EXERCISE - Set down exactly the lines from the one with "Clone this chart in Plotly." to the one with "import plotly.graph_objects as go", both included, and no line outside that range.

(begin)

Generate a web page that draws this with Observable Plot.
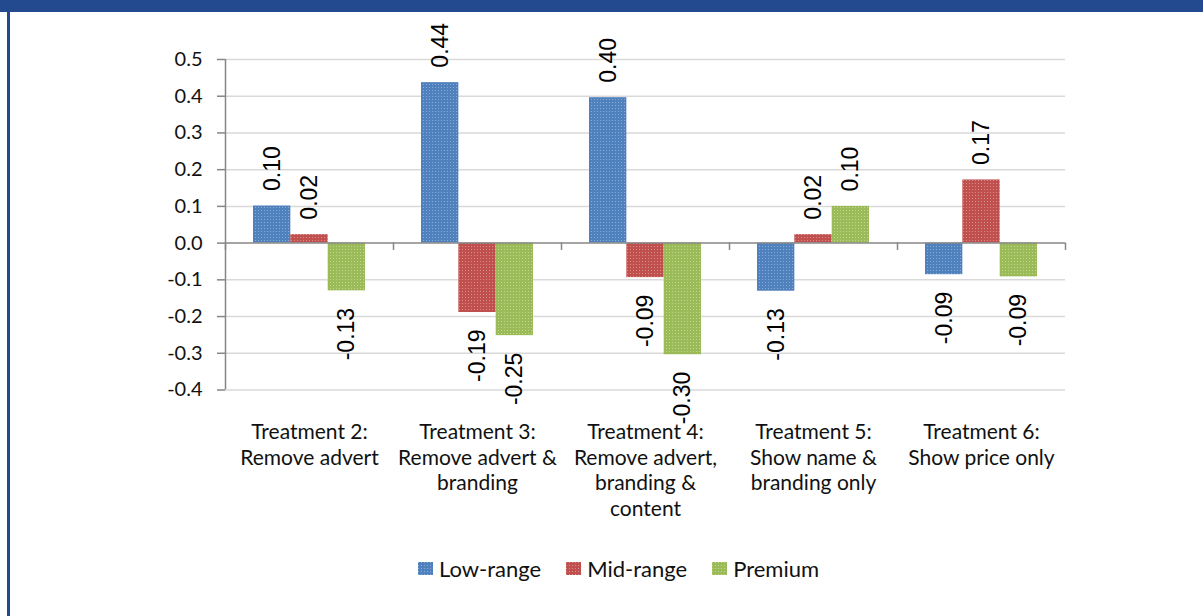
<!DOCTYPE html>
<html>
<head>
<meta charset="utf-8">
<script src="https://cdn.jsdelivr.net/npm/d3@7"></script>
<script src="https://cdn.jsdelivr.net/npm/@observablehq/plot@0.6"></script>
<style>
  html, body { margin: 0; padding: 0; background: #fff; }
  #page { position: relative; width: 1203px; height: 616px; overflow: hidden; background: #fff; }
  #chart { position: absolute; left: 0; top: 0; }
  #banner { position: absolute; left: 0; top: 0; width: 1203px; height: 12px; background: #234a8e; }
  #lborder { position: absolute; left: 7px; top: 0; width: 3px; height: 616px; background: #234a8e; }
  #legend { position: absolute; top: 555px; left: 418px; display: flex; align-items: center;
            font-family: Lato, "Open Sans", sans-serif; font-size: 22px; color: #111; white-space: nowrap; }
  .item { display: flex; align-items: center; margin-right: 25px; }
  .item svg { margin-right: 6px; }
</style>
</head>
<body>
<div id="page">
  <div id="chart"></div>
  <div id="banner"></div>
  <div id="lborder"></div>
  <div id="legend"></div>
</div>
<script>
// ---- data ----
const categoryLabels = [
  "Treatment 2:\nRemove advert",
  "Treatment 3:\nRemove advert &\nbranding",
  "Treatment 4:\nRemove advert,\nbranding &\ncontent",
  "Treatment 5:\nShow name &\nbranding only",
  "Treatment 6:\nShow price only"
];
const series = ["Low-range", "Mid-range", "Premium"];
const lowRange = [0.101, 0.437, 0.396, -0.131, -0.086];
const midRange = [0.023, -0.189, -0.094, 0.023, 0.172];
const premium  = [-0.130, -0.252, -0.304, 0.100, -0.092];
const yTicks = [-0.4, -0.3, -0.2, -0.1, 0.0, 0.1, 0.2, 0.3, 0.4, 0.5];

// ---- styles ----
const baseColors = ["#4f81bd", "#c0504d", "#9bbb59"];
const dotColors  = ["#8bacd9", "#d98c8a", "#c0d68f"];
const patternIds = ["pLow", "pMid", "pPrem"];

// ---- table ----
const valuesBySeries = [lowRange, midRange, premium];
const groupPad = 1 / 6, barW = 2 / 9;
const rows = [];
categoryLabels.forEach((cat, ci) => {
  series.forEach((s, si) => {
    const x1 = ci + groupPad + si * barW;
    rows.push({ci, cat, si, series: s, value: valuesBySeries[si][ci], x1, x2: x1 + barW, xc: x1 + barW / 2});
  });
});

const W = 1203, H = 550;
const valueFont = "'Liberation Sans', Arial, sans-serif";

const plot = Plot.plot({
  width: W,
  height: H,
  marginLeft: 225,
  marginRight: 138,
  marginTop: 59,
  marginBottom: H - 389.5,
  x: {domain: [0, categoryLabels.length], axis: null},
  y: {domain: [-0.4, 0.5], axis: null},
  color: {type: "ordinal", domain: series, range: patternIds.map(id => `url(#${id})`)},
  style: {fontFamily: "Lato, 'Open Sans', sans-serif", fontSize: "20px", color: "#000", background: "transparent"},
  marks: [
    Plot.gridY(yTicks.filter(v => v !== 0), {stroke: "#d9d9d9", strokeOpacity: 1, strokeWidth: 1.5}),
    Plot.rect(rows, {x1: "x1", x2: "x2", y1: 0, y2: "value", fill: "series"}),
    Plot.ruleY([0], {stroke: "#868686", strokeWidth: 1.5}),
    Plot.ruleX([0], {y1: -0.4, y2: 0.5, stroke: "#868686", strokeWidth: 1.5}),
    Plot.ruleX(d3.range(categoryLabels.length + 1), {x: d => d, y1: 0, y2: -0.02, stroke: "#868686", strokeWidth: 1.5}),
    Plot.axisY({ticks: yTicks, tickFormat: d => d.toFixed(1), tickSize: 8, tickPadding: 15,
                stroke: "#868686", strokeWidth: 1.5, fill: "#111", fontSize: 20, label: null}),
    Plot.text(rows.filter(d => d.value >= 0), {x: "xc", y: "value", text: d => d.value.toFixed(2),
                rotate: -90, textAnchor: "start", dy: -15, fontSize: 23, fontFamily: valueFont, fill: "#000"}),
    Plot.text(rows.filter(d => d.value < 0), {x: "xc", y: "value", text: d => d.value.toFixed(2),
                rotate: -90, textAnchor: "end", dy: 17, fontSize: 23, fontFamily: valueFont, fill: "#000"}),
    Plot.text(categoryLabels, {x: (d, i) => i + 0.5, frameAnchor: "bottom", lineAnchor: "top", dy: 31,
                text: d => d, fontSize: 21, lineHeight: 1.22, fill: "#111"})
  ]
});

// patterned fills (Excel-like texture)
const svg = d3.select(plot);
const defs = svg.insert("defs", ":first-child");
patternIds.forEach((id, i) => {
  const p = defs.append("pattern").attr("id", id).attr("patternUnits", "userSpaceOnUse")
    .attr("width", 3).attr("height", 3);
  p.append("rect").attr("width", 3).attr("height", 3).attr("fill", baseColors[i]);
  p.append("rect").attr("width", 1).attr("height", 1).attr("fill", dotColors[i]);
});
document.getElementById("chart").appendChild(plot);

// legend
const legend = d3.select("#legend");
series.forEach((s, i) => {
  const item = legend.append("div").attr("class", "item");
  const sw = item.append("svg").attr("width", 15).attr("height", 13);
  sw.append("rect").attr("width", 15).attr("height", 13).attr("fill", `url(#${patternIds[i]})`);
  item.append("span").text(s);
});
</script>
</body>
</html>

(end)
(begin)

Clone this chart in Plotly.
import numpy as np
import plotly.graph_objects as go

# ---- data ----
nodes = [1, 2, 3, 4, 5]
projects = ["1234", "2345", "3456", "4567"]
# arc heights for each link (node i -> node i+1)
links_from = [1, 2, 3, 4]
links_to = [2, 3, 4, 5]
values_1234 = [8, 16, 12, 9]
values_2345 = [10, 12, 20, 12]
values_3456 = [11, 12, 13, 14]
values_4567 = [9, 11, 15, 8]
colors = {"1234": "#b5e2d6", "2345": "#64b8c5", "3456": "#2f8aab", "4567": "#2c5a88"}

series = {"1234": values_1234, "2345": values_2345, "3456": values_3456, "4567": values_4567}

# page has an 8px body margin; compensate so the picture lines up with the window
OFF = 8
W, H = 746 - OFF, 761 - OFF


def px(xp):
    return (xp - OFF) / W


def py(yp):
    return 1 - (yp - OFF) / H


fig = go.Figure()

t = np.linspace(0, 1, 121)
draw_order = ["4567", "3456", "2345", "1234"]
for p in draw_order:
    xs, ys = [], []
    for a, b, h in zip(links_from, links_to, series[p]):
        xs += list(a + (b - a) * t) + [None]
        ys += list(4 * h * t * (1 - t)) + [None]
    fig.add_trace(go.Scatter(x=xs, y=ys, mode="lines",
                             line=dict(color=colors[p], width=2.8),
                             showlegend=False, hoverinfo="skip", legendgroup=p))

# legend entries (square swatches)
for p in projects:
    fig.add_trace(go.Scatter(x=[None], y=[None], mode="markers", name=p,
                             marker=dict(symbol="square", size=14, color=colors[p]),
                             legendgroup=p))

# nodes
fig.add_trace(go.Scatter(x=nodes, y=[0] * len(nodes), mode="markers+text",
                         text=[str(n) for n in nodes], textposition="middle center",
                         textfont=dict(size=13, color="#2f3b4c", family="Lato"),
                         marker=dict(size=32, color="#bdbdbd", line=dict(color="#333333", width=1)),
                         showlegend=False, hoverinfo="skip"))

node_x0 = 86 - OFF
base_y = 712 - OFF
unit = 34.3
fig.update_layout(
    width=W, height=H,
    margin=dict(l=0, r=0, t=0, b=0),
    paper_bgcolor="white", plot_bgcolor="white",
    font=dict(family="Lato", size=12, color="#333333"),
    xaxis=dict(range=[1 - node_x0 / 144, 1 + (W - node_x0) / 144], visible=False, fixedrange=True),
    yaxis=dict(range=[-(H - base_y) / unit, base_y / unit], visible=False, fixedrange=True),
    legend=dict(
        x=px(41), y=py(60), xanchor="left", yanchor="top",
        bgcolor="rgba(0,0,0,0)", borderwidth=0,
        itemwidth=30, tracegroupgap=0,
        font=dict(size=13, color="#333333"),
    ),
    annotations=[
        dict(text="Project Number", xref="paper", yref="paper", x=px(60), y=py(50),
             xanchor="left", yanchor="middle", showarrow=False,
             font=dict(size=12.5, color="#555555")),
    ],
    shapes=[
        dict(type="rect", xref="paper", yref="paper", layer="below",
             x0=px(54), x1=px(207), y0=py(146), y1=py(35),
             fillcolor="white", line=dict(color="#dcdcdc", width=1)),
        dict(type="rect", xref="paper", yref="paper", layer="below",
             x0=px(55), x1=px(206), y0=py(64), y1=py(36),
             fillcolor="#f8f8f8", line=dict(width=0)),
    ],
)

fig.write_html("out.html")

(end)

RESPONSE TO THE TASK -
Clone this chart in Plotly.
import numpy as np
import plotly.graph_objects as go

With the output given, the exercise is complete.